Exclusive of Austen’s reference to Camilla, it may be inferred that Austen was a reader of Burney. Fanny Burney’s first three novels – Evelina (1778), Cecilia (1782) and Camilla (1796)– were “coming of age” novels, which usually involved the heroine’s departure from home and her introduction to a to a society that requires her to make romantic and moral choices. You see this influence in Austen; in all of her novels, save for Emma, significant episodes occur when the heroine leaves the family home. (And, in the case of Emma, this is true of Jane Fairfax). The two authors’ works share a common element: that the vanity, ignorance, prejudices, but also the morality, which had incubated in the family circle are tested against the failings and merits of a broader environment and a new set of acquaintances.
When Austen wrote her earliest complete works – the work later titled Lady Susan, and Elinor and Marianne, which became Sense and Sensibility – they were written in the epistolary fashion of Evelina . Moreover, when the Reverend Mr. Austen attempted to interest Burney’s publisher in his daughter’s early work (most reports state that the work was First Impressions; an auction notice offering the signed portion of Mr. Austen’s letter suggests that it was Sense and Sensibility), he makes a comparison, in length, to Evelina.
Austen followed up Elinor and Marianne with First Impressions; however, by the time of its publication, there was already a popular novel titled First Impressions, or The Portrait (by Mrs. Margaret Holford), so Austen drew upon the final chapter of Cecilia for her Plan B title, Pride and Prejudice. Cecilia’s plot revolves around a conditional bequest, wherein a young lady’s inheritance depends upon her suitor’s consent to assume her family surname. (Derived, perhaps, from the actual situation of real-life heiress Mary Eleanor Bowes). In bringing the complications to conclusion, the summation, given by the character Lyster, states: “The whole of this unfortunate business has been the result of PRIDE and PREJUDICE…if to PRIDE and PREJUDICE you owe your miseries, so wonderfully is good and evil balanced that to PRIDE and PREJUDICE you will also owe their termination.” (Yes, it is rendered in upper case in the printing).

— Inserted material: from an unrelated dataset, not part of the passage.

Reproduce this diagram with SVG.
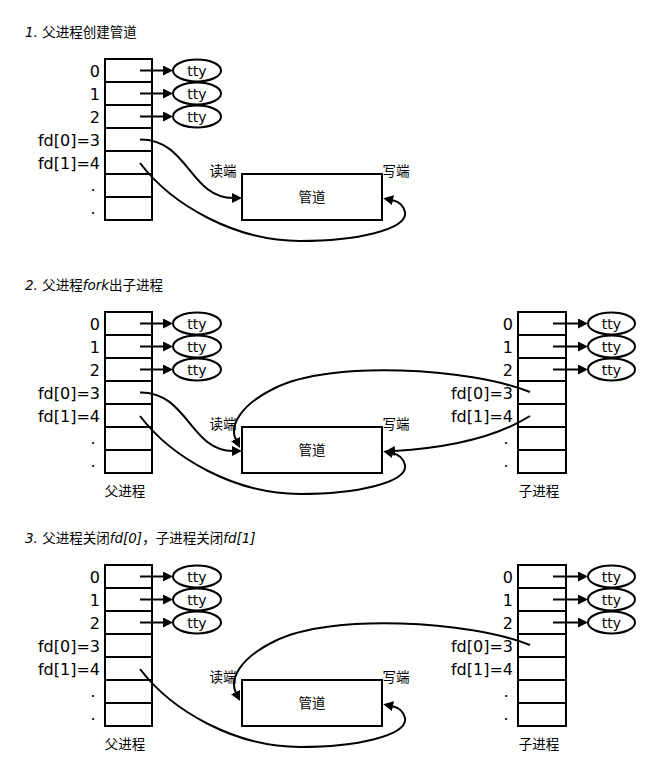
<svg xmlns="http://www.w3.org/2000/svg" width="654" height="761" viewBox="0 0 654 761">
<defs>
<style>
text{font-family:"DejaVu Sans","Noto Sans CJK SC",sans-serif;fill:#000}
.title{font-size:13.5px}
.it{font-style:italic}
.lbl{font-size:16px;text-anchor:end}
.dot{font-size:16px;text-anchor:middle}
.tty{font-size:14px;text-anchor:middle}
.cj{font-size:13.5px;text-anchor:middle}
.cell{fill:#fff;stroke:#000;stroke-width:2}
.ell{fill:#fff;stroke:#000;stroke-width:2}
.ln{fill:none;stroke:#000;stroke-width:2;marker-end:url(#ah)}
</style>
<marker id="ah" viewBox="0 0 10 10" refX="1" refY="5" markerWidth="10" markerHeight="10" markerUnits="userSpaceOnUse" orient="auto">
<path d="M0,0 L10,5 L0,10 z" fill="#000"/>
</marker>
</defs>
<rect width="654" height="761" fill="#fff"/>

<!-- Section 1 -->
<g id="section1">
<text class="title" x="25" y="37"><tspan class="it">1.</tspan> 父进程创建管道</text>
<g id="s1-parent-table">
<rect class="cell" x="105" y="59" width="47" height="23"/>
<rect class="cell" x="105" y="82" width="47" height="23"/>
<rect class="cell" x="105" y="105" width="47" height="23"/>
<rect class="cell" x="105" y="128" width="47" height="23"/>
<rect class="cell" x="105" y="151" width="47" height="23"/>
<rect class="cell" x="105" y="174" width="47" height="23"/>
<rect class="cell" x="105" y="197" width="47" height="23"/>
<text class="lbl" x="100" y="76.5">0</text>
<text class="lbl" x="100" y="99.5">1</text>
<text class="lbl" x="100" y="122.5">2</text>
<text class="lbl" x="100" y="145.5">fd[0]=3</text>
<text class="lbl" x="100" y="168.5">fd[1]=4</text>
<text class="dot" x="93" y="191">.</text>
<text class="dot" x="93" y="214">.</text>
</g>
<g id="s1-tty0"><ellipse class="ell" cx="197" cy="70.5" rx="24" ry="11"/><text class="tty" x="197" y="75.5">tty</text></g>
<g id="s1-tty1"><ellipse class="ell" cx="197" cy="93.5" rx="24" ry="11"/><text class="tty" x="197" y="98.5">tty</text></g>
<g id="s1-tty2"><ellipse class="ell" cx="197" cy="116.5" rx="24" ry="11"/><text class="tty" x="197" y="121.5">tty</text></g>
<g id="s1-pipe">
<rect class="cell" x="242" y="174" width="140" height="46"/>
<text class="cj" x="312" y="202">管道</text>
<text class="cj" x="223" y="176">读端</text>
<text class="cj" x="396" y="176">写端</text>
</g>
<g id="s1-connectors">
<path class="ln" d="M140,70.5 H164"/>
<path class="ln" d="M140,93.5 H164"/>
<path class="ln" d="M140,116.5 H164"/>
<path class="ln" d="M140,139.5 C188,139 190,198 233,198"/>
<path class="ln" d="M140,163 C172,205 235,241 300,241 C355,241 408,230 405,212 C403,204 397,201 392,200"/>
</g>
</g>

<!-- Section 2 -->
<g id="section2" transform="translate(0,253)">
<text class="title" x="25" y="37"><tspan class="it">2.</tspan> 父进程<tspan class="it">fork</tspan>出子进程</text>
<g id="s2-parent-table">
<rect class="cell" x="105" y="59" width="47" height="23"/>
<rect class="cell" x="105" y="82" width="47" height="23"/>
<rect class="cell" x="105" y="105" width="47" height="23"/>
<rect class="cell" x="105" y="128" width="47" height="23"/>
<rect class="cell" x="105" y="151" width="47" height="23"/>
<rect class="cell" x="105" y="174" width="47" height="23"/>
<rect class="cell" x="105" y="197" width="47" height="23"/>
<text class="lbl" x="100" y="76.5">0</text>
<text class="lbl" x="100" y="99.5">1</text>
<text class="lbl" x="100" y="122.5">2</text>
<text class="lbl" x="100" y="145.5">fd[0]=3</text>
<text class="lbl" x="100" y="168.5">fd[1]=4</text>
<text class="dot" x="93" y="191">.</text>
<text class="dot" x="93" y="214">.</text>
<text class="cj" x="125" y="243">父进程</text>
</g>
<g id="s2-tty0"><ellipse class="ell" cx="197" cy="70.5" rx="24" ry="11"/><text class="tty" x="197" y="75.5">tty</text></g>
<g id="s2-tty1"><ellipse class="ell" cx="197" cy="93.5" rx="24" ry="11"/><text class="tty" x="197" y="98.5">tty</text></g>
<g id="s2-tty2"><ellipse class="ell" cx="197" cy="116.5" rx="24" ry="11"/><text class="tty" x="197" y="121.5">tty</text></g>
<g id="s2-pipe">
<rect class="cell" x="242" y="174" width="140" height="46"/>
<text class="cj" x="312" y="202">管道</text>
<text class="cj" x="223" y="176">读端</text>
<text class="cj" x="396" y="176">写端</text>
</g>
<g id="s2-child-table">
<rect class="cell" x="518" y="59" width="48" height="23"/>
<rect class="cell" x="518" y="82" width="48" height="23"/>
<rect class="cell" x="518" y="105" width="48" height="23"/>
<rect class="cell" x="518" y="128" width="48" height="23"/>
<rect class="cell" x="518" y="151" width="48" height="23"/>
<rect class="cell" x="518" y="174" width="48" height="23"/>
<rect class="cell" x="518" y="197" width="48" height="23"/>
<text class="lbl" x="513" y="76.5">0</text>
<text class="lbl" x="513" y="99.5">1</text>
<text class="lbl" x="513" y="122.5">2</text>
<text class="lbl" x="513" y="145.5">fd[0]=3</text>
<text class="lbl" x="513" y="168.5">fd[1]=4</text>
<text class="dot" x="506" y="191">.</text>
<text class="dot" x="506" y="214">.</text>
<text class="cj" x="539" y="243">子进程</text>
</g>
<g id="s2-ctty0"><ellipse class="ell" cx="611.5" cy="70.5" rx="23.5" ry="11"/><text class="tty" x="611.5" y="75.5">tty</text></g>
<g id="s2-ctty1"><ellipse class="ell" cx="611.5" cy="93.5" rx="23.5" ry="11"/><text class="tty" x="611.5" y="98.5">tty</text></g>
<g id="s2-ctty2"><ellipse class="ell" cx="611.5" cy="116.5" rx="23.5" ry="11"/><text class="tty" x="611.5" y="121.5">tty</text></g>
<g id="s2-connectors">
<path class="ln" d="M140,70.5 H164"/>
<path class="ln" d="M140,93.5 H164"/>
<path class="ln" d="M140,116.5 H164"/>
<path class="ln" d="M553,70.5 H579"/>
<path class="ln" d="M553,93.5 H579"/>
<path class="ln" d="M553,116.5 H579"/>
<path class="ln" d="M140,139.5 C188,139 190,198 233,198"/>
<path class="ln" d="M140,163 C172,205 235,241 300,241 C355,241 408,230 405,212 C403,204 397,201 392,200"/>
<path class="ln" d="M530,139 C470,115 330,107 275,135 C240,152 229,173 236,187"/>
<path class="ln" d="M530,163 C495,185 445,195 394,198"/>
</g>
</g>

<!-- Section 3 -->
<g id="section3" transform="translate(0,506)">
<text class="title" x="25" y="37"><tspan class="it">3.</tspan> 父进程关闭<tspan class="it">fd[0]</tspan>，子进程关闭<tspan class="it">fd[1]</tspan></text>
<g id="s3-parent-table">
<rect class="cell" x="105" y="59" width="47" height="23"/>
<rect class="cell" x="105" y="82" width="47" height="23"/>
<rect class="cell" x="105" y="105" width="47" height="23"/>
<rect class="cell" x="105" y="128" width="47" height="23"/>
<rect class="cell" x="105" y="151" width="47" height="23"/>
<rect class="cell" x="105" y="174" width="47" height="23"/>
<rect class="cell" x="105" y="197" width="47" height="23"/>
<text class="lbl" x="100" y="76.5">0</text>
<text class="lbl" x="100" y="99.5">1</text>
<text class="lbl" x="100" y="122.5">2</text>
<text class="lbl" x="100" y="145.5">fd[0]=3</text>
<text class="lbl" x="100" y="168.5">fd[1]=4</text>
<text class="dot" x="93" y="191">.</text>
<text class="dot" x="93" y="214">.</text>
<text class="cj" x="125" y="243">父进程</text>
</g>
<g id="s3-tty0"><ellipse class="ell" cx="197" cy="70.5" rx="24" ry="11"/><text class="tty" x="197" y="75.5">tty</text></g>
<g id="s3-tty1"><ellipse class="ell" cx="197" cy="93.5" rx="24" ry="11"/><text class="tty" x="197" y="98.5">tty</text></g>
<g id="s3-tty2"><ellipse class="ell" cx="197" cy="116.5" rx="24" ry="11"/><text class="tty" x="197" y="121.5">tty</text></g>
<g id="s3-pipe">
<rect class="cell" x="242" y="174" width="140" height="46"/>
<text class="cj" x="312" y="202">管道</text>
<text class="cj" x="223" y="176">读端</text>
<text class="cj" x="396" y="176">写端</text>
</g>
<g id="s3-child-table">
<rect class="cell" x="518" y="59" width="48" height="23"/>
<rect class="cell" x="518" y="82" width="48" height="23"/>
<rect class="cell" x="518" y="105" width="48" height="23"/>
<rect class="cell" x="518" y="128" width="48" height="23"/>
<rect class="cell" x="518" y="151" width="48" height="23"/>
<rect class="cell" x="518" y="174" width="48" height="23"/>
<rect class="cell" x="518" y="197" width="48" height="23"/>
<text class="lbl" x="513" y="76.5">0</text>
<text class="lbl" x="513" y="99.5">1</text>
<text class="lbl" x="513" y="122.5">2</text>
<text class="lbl" x="513" y="145.5">fd[0]=3</text>
<text class="lbl" x="513" y="168.5">fd[1]=4</text>
<text class="dot" x="506" y="191">.</text>
<text class="dot" x="506" y="214">.</text>
<text class="cj" x="539" y="243">子进程</text>
</g>
<g id="s3-ctty0"><ellipse class="ell" cx="611.5" cy="70.5" rx="23.5" ry="11"/><text class="tty" x="611.5" y="75.5">tty</text></g>
<g id="s3-ctty1"><ellipse class="ell" cx="611.5" cy="93.5" rx="23.5" ry="11"/><text class="tty" x="611.5" y="98.5">tty</text></g>
<g id="s3-ctty2"><ellipse class="ell" cx="611.5" cy="116.5" rx="23.5" ry="11"/><text class="tty" x="611.5" y="121.5">tty</text></g>
<g id="s3-connectors">
<path class="ln" d="M140,70.5 H164"/>
<path class="ln" d="M140,93.5 H164"/>
<path class="ln" d="M140,116.5 H164"/>
<path class="ln" d="M553,70.5 H579"/>
<path class="ln" d="M553,93.5 H579"/>
<path class="ln" d="M553,116.5 H579"/>
<path class="ln" d="M140,163 C172,205 235,241 300,241 C355,241 408,230 405,212 C403,204 397,201 392,200"/>
<path class="ln" d="M530,139 C470,115 330,107 275,135 C240,152 229,173 236,187"/>
</g>
</g>
</svg>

However, one might wonder whether Austen drew upon the work of another Burney in crafting some of her characters. In 1807, she writes of re-reading the novel Clarentine (1796) by Sarah Burney (Fanny’s step-sister): “We are reading Clarentine and are surprised to find how foolish it is. I remember liking it much less on a second reading than the first, and it does not bear a third at all.” And yet, there is something very Marianne Dashwood about Clarentine’s assertion that, “It is equally impossible for me to forget, or not to feel”, and something quite Darcy-like in Sir Edgar’s “…reserve, which frequently cast a gloom over his features…appeared to denote an unsocial and contemptuous disposition in himself [which] had often displeased her extremely and led her, very naturally, to suspect him of a degree of arrogance and pride.”
If Austen’s assessment of Sarah Burney’s contrived plotting is that it is “full of unnatural conduct and forced difficulties, without striking merits of any kind”, she is good-natured enough to take such criticism to task as well in Northanger Abbey, by citing embarrassed novel-readers who confess that, “’It is only Cecilia, or Camilla, or Belinda’, or, in short, only some work in which the greatest powers of the mind are displayed.”